The past is over. It can touch me not.
Once, when I was a teenager I lost my swimsuit top in the waves of the ocean.
I was so embarrassed I couldn’t go back to the beach for 2 days.
Despite the fact that the average age of beach-goers was probably 80. And they MAY have seen anatomy a time or two. I was embarrassed. And I couldn’t let it go. I missed two days of white sands. Warm sunshine. And family memories. Because I was immersed in misery.
This is not to diminish my teenage angst. But two beach days seems like a lot right now in the cold Fall of the Midwest. And two full days of uninterrupted family time…well, even more valuable.
Lesson 289 reminds me that, just like my beach-days-gone-by, we can’t get back our precious now moments. When we are immersed in the past. Unable to release what is no longer ours to live, we are missing thousands of butterflies, children’s laughter and kitty-snuggles. And, well, I can’t speak for y’all but, that is a blatant misappropriation of kitty-love time.

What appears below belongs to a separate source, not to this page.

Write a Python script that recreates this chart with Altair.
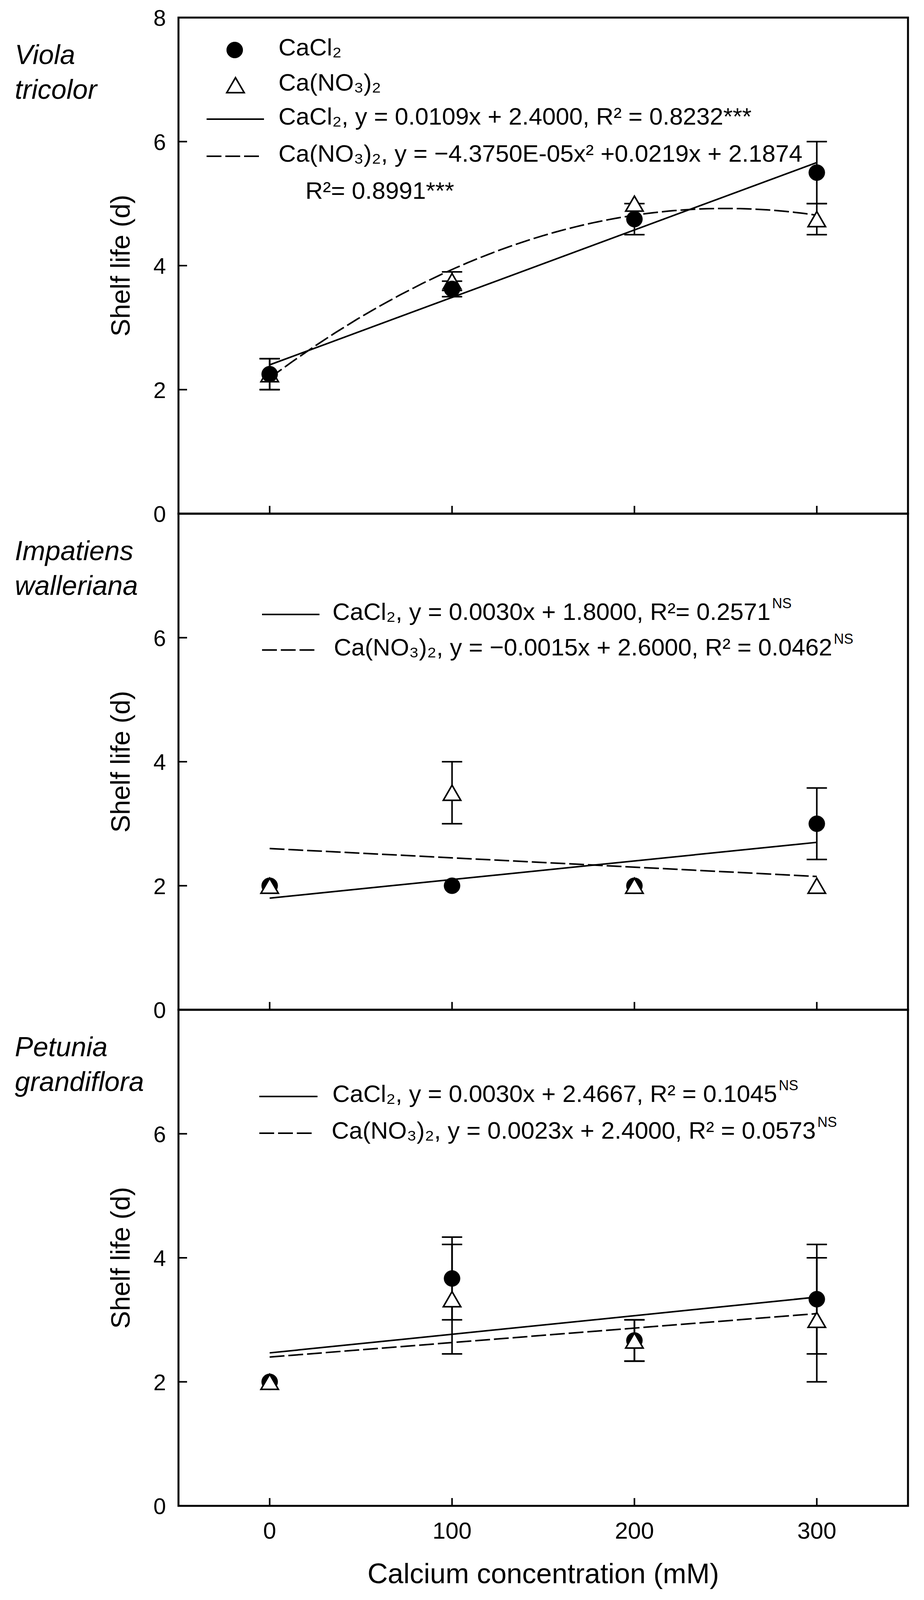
import altair as alt
import pandas as pd

# ---------------- data ----------------
conc = [0, 100, 200, 300]
x_ticks = [0, 100, 200, 300]
y_ticks_top = [0, 2, 4, 6, 8]
y_ticks = [0, 2, 4, 6]

viola_cacl2 = [2.25, 3.625, 4.75, 5.5]
viola_cacl2_err = [0.25, 0.125, 0.25, 0.5]
viola_cano3 = [2.25, 3.75, 5.0, 4.75]
viola_cano3_err = [0.25, 0.15, 0.0, 0.25]

impatiens_cacl2 = [2.0, 2.0, 2.0, 3.0]
impatiens_cacl2_err = [0.0, 0.0, 0.0, 0.577]
impatiens_cano3 = [2.0, 3.5, 2.0, 2.0]
impatiens_cano3_err = [0.0, 0.5, 0.0, 0.0]

petunia_cacl2 = [2.0, 3.667, 2.667, 3.333]
petunia_cacl2_err = [0.0, 0.667, 0.333, 0.882]
petunia_cano3 = [2.0, 3.333, 2.667, 3.0]
petunia_cano3_err = [0.0, 0.882, 0.333, 1.0]

species_viola = "Viola\ntricolor"
species_impatiens = "Impatiens\nwalleriana"
species_petunia = "Petunia\ngrandiflora"

y_title = "Shelf life (d)"
x_title = "Calcium concentration (mM)"

leg_viola = [
    "CaCl\u2082",
    "Ca(NO\u2083)\u2082",
    "CaCl\u2082, y = 0.0109x + 2.4000, R\u00b2 = 0.8232***",
    "Ca(NO\u2083)\u2082, y = \u22124.3750E-05x\u00b2 +0.0219x + 2.1874",
    "R\u00b2= 0.8991***",
]
leg_impatiens = [
    "CaCl\u2082, y = 0.0030x + 1.8000, R\u00b2= 0.2571",
    "Ca(NO\u2083)\u2082, y = \u22120.0015x + 2.6000, R\u00b2 = 0.0462",
]
leg_petunia = [
    "CaCl\u2082, y = 0.0030x + 2.4667, R\u00b2 = 0.1045",
    "Ca(NO\u2083)\u2082, y = 0.0023x + 2.4000, R\u00b2 = 0.0573",
]
sig_ns = "NS"

# ---------------- styling ----------------
FONT = "Liberation Sans, Arial, Helvetica, sans-serif"
VS = 0.97                      # vertical fit factor so the page fits the visible window
W, H = 1868, 1270
LW = 4
DASH = [38, 10]
TXT = 62


def vy(v):
    return round(v * VS)


xscale = alt.Scale(domain=[-50, 350], nice=False, zero=False)
yscale = alt.Scale(domain=[0, 8], nice=False, zero=False)
X = alt.X("conc:Q", scale=xscale, axis=None)

ONE = [{"k": 1}]


def txt(s, x, y, size=TXT, align="left", style="normal", angle=0, baseline="alphabetic",
        multiline=False):
    kw = dict(align=align, baseline=baseline, fontSize=size, font=FONT, fontStyle=style,
              color="black", angle=angle)
    if multiline:
        kw.update(lineBreak="\n", lineHeight=vy(92))
    return alt.Chart(alt.Data(values=[{"t": s}])).mark_text(**kw).encode(
        x=alt.value(x), y=alt.value(y), text="t:N")


def sample(x1, x2, y, dashed=False):
    kw = dict(strokeWidth=LW, color="black", strokeCap="butt")
    if dashed:
        kw["strokeDash"] = DASH
    return alt.Chart(alt.Data(values=ONE)).mark_rule(**kw).encode(
        x=alt.value(x1), x2=alt.value(x2), y=alt.value(y))


CIRCLE = dict(shape="circle", filled=True, fill="black", stroke="black", strokeWidth=1,
              size=1700, opacity=1)
TRIANGLE = dict(shape="triangle-up", filled=True, fill="white", stroke="black",
                strokeWidth=LW, size=2000, opacity=1)


def sym(style, x, y):
    return alt.Chart(alt.Data(values=ONE)).mark_point(**style).encode(
        x=alt.value(x), y=alt.value(y))


def panel(c_mean, c_err, n_mean, n_err, species, yvals, legend, show_x, circle_top, poly):
    Y = lambda f: alt.Y(f, scale=yscale, axis=None)
    dc = pd.DataFrame({"conc": conc, "mean": c_mean, "err": c_err})
    dn = pd.DataFrame({"conc": conc, "mean": n_mean, "err": n_err})

    def fit(df, dashed, order):
        kw = dict(strokeWidth=LW, color="black", strokeCap="butt")
        if dashed:
            kw["strokeDash"] = DASH
        base = alt.Chart(df)
        if order == 2:
            base = base.transform_regression("conc", "mean", method="poly", order=2)
        else:
            base = base.transform_regression("conc", "mean", method="linear")
        return base.mark_line(**kw).encode(x=X, y=Y("mean:Q"))

    def errs(df):
        b = alt.Chart(df).transform_filter("datum.err > 0").transform_calculate(
            lo="datum.mean - datum.err", hi="datum.mean + datum.err")
        r = b.mark_rule(strokeWidth=LW, color="black").encode(x=X, y=Y("lo:Q"), y2="hi:Q")
        t1 = b.mark_tick(orient="horizontal", size=52, thickness=LW, color="black",
                         opacity=1).encode(x=X, y=Y("lo:Q"))
        t2 = b.mark_tick(orient="horizontal", size=52, thickness=LW, color="black",
                         opacity=1).encode(x=X, y=Y("hi:Q"))
        return [r, t1, t2]

    circ = alt.Chart(dc).mark_point(**CIRCLE).encode(x=X, y=Y("mean:Q"))
    tri = alt.Chart(dn).mark_point(**TRIANGLE).encode(x=X, y=Y("mean:Q"))

    yt = pd.DataFrame({"v": yvals})
    xt = pd.DataFrame({"c": x_ticks})
    ytk = alt.Chart(yt).mark_rule(strokeWidth=LW, color="black").encode(
        y=Y("v:Q"), x=alt.value(0), x2=alt.value(22))
    ylab = alt.Chart(yt).mark_text(align="right", baseline="alphabetic", dy=21, fontSize=58,
                                   font=FONT, color="black").encode(
        y=Y("v:Q"), x=alt.value(-32), text=alt.Text("v:Q", format="d"))
    xtk = alt.Chart(xt).mark_rule(strokeWidth=LW, color="black").encode(
        x=alt.X("c:Q", scale=xscale, axis=None), y=alt.value(H), y2=alt.value(H - 20))
    frame = alt.Chart(alt.Data(values=ONE)).mark_rect(
        fill="white", fillOpacity=0, stroke="black", strokeWidth=5).encode(
        x=alt.value(0), x2=alt.value(W), y=alt.value(0), y2=alt.value(H))

    layers = [fit(dc, False, 1), fit(dn, True, 2 if poly else 1)]
    layers += errs(dc) + errs(dn)
    layers += [tri, circ] if circle_top else [circ, tri]
    layers += [ytk, xtk, ylab, frame]
    layers += [txt(species, -419, vy(123), size=70, style="italic", multiline=True),
               txt(y_title, -145, H / 2, size=68, align="center", angle=270, baseline="middle")]
    if show_x:
        xlab = alt.Chart(xt).mark_text(align="center", baseline="alphabetic", fontSize=60,
                                       font=FONT, color="black").encode(
            x=alt.X("c:Q", scale=xscale, axis=None), y=alt.value(H + 84),
            text=alt.Text("c:Q", format="d"))
        layers += [xlab, txt(x_title, W / 2, H + 198, size=72, align="center")]
    layers += legend
    return alt.layer(*layers).properties(width=W, height=H)


legend1 = [
    sym(CIRCLE, 144, vy(86)), txt(leg_viola[0], 256, vy(86) + 14),
    sym(TRIANGLE, 146, vy(178)), txt(leg_viola[1], 256, vy(178) + 14),
    sample(72, 219, vy(268)), txt(leg_viola[2], 256, vy(268) + 14),
    sample(72, 207, vy(366), dashed=True), txt(leg_viola[3], 256, vy(366) + 14),
    txt(leg_viola[4], 325, vy(478)),
]
legend2 = [
    sample(214, 361, vy(266)), txt(leg_impatiens[0], 1516, vy(266) + 14, align="right"),
    txt(sig_ns, 1520, vy(266) - 16, size=36),
    sample(214, 349, vy(360), dashed=True), txt(leg_impatiens[1], 1674, vy(360) + 14, align="right"),
    txt(sig_ns, 1678, vy(360) - 16, size=36),
]
legend3 = [
    sample(207, 356, vy(229)), txt(leg_petunia[0], 1533, vy(229) + 14, align="right"),
    txt(sig_ns, 1537, vy(229) - 16, size=36),
    sample(207, 342, vy(326), dashed=True), txt(leg_petunia[1], 1632, vy(326) + 14, align="right"),
    txt(sig_ns, 1636, vy(326) - 16, size=36),
]

p1 = panel(viola_cacl2, viola_cacl2_err, viola_cano3, viola_cano3_err, species_viola,
           y_ticks_top, legend1, False, True, True)
p2 = panel(impatiens_cacl2, impatiens_cacl2_err, impatiens_cano3, impatiens_cano3_err,
           species_impatiens, y_ticks, legend2, False, False, False)
p3 = panel(petunia_cacl2, petunia_cacl2_err, petunia_cano3, petunia_cano3_err,
           species_petunia, y_ticks, legend3, True, False, False)

chart = alt.vconcat(p1, p2, p3, spacing=0, bounds="flush").properties(
    padding={"left": 30, "top": 12, "right": 20, "bottom": 10},
    background="white",
).configure_view(strokeWidth=0)

chart.save("out.html", embed_options={"renderer": "svg", "actions": False})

This moment has no past Dear Friends. Each new moment is always fresh. Always new. Always offering us new miracles of beauty and wonder in infinite amounts. But when we look back instead of in, we can miss it. So easily. Two days is too much. Two minutes is too much.
And the best news? We can start over RIGHT MEOW. Forgiven. Choosing again. Free.
What are we waiting for? The time is now.